[Entries with chart source code]
___

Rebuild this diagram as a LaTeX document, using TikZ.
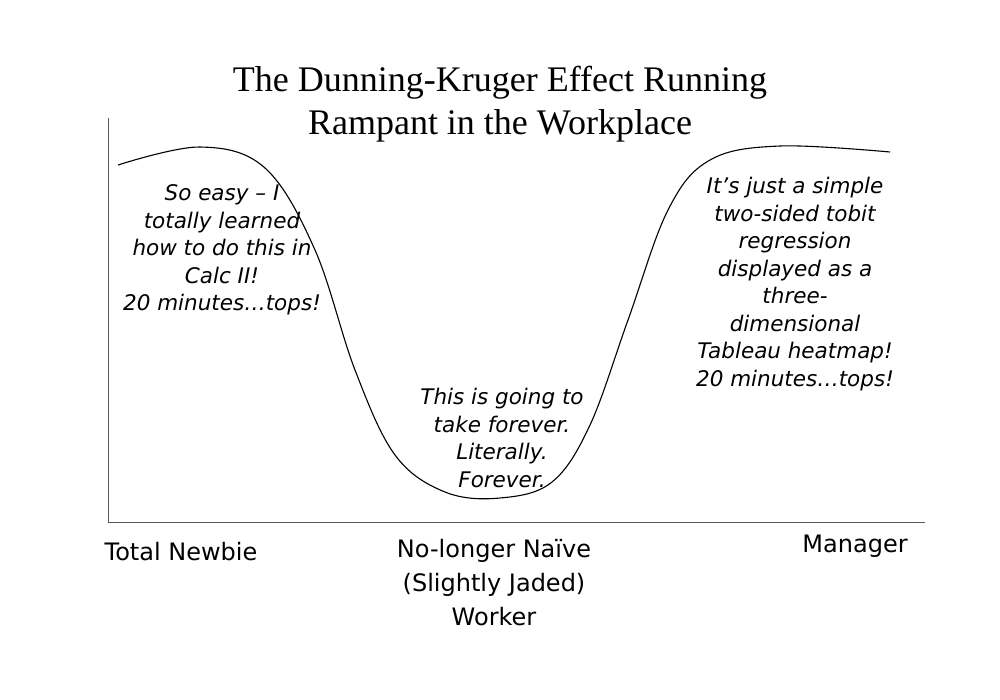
\documentclass[tikz,border=0pt]{standalone}
\usepackage{fontspec}
\setmainfont{Liberation Serif}
\newfontfamily\handfont{DejaVu Sans}
\begin{document}
\begin{tikzpicture}[x=1pt,y=-1pt,
  quote/.style={font=\handfont\itshape\fontsize{21.5}{27.5}\selectfont,align=center,inner sep=0},
  axlabel/.style={font=\handfont\fontsize{24}{34}\selectfont,align=center,inner sep=0}]
\useasboundingbox[fill=white] (0,0) rectangle (1000,699);
\node[font=\fontsize{36}{43}\selectfont,align=center,inner sep=0] (title) at (500,104) {The Dunning-Kruger Effect Running\\Rampant in the Workplace};
\coordinate (top) at (108,118);
\coordinate (origin) at (108,522);
\coordinate (right) at (925,522);
\draw[line width=0.6pt,gray!70!black] (top) -- (origin) -- (right);
\draw[line width=1.1pt] plot[smooth,tension=0.6] coordinates {(118,165) (200,147) (265,168) (315,250) (355,370) (395,455) (445,492) (500,498) (552,482) (590,425) (628,320) (668,210) (710,160) (780,146) (890,152)};
\node[quote] (q1) at (222,250) {So easy – I\\totally learned\\how to do this in\\Calc II!\\20 minutes…tops!};
\node[quote] (q2) at (502,438) {This is going to\\take forever.\\Literally.\\Forever.};
\node[quote] (q3) at (795,284) {It’s just a simple\\two-sided tobit\\regression\\displayed as a\\three-\\dimensional\\Tableau heatmap!\\20 minutes…tops!};
\node[axlabel] (l1) at (181,552) {Total Newbie};
\node[axlabel] (l2) at (494,583) {No-longer Naïve\\(Slightly Jaded)\\Worker};
\node[axlabel] (l3) at (855,546) {Manager};
\end{tikzpicture}
\end{document}
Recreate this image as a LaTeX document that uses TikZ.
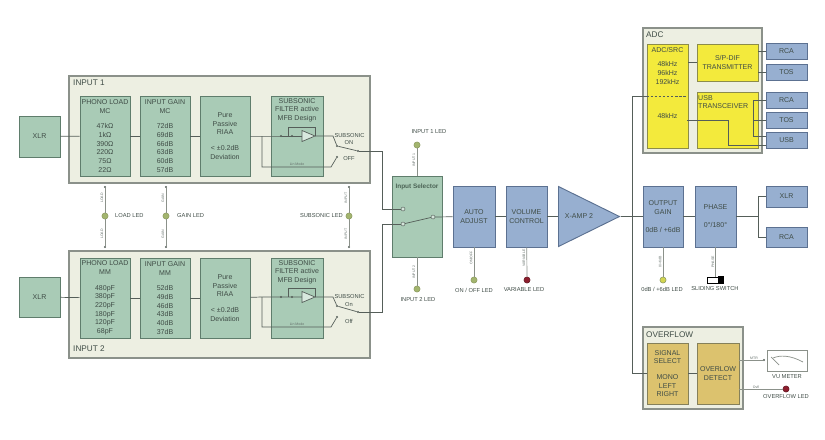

___

# [Prompt]
Reproduce every line exactly and omit all pictures.

# [Exercise response]
Rebuild this diagram as a LaTeX document, using TikZ.
\documentclass[tikz,border=0pt]{standalone}
\usepackage{fontspec}
\setmainfont{Liberation Serif}
\newfontfamily\handfont{DejaVu Sans}
\begin{document}
\begin{tikzpicture}[x=1pt,y=-1pt,
  quote/.style={font=\handfont\itshape\fontsize{21.5}{27.5}\selectfont,align=center,inner sep=0},
  axlabel/.style={font=\handfont\fontsize{24}{34}\selectfont,align=center,inner sep=0}]
\useasboundingbox[fill=white] (0,0) rectangle (1000,699);
\node[font=\fontsize{36}{43}\selectfont,align=center,inner sep=0] (title) at (500,104) {The Dunning-Kruger Effect Running\\Rampant in the Workplace};
\coordinate (top) at (108,118);
\coordinate (origin) at (108,522);
\coordinate (right) at (925,522);
\draw[line width=0.6pt,gray!70!black] (top) -- (origin) -- (right);
\draw[line width=1.1pt] plot[smooth,tension=0.6] coordinates {(118,165) (200,147) (265,168) (315,250) (355,370) (395,455) (445,492) (500,498) (552,482) (590,425) (628,320) (668,210) (710,160) (780,146) (890,152)};
\node[quote] (q1) at (222,250) {So easy – I\\totally learned\\how to do this in\\Calc II!\\20 minutes…tops!};
\node[quote] (q2) at (502,438) {This is going to\\take forever.\\Literally.\\Forever.};
\node[quote] (q3) at (795,284) {It’s just a simple\\two-sided tobit\\regression\\displayed as a\\three-\\dimensional\\Tableau heatmap!\\20 minutes…tops!};
\node[axlabel] (l1) at (181,552) {Total Newbie};
\node[axlabel] (l2) at (494,583) {No-longer Naïve\\(Slightly Jaded)\\Worker};
\node[axlabel] (l3) at (855,546) {Manager};
\end{tikzpicture}
\end{document}
Recreate this image as a LaTeX document that uses TikZ.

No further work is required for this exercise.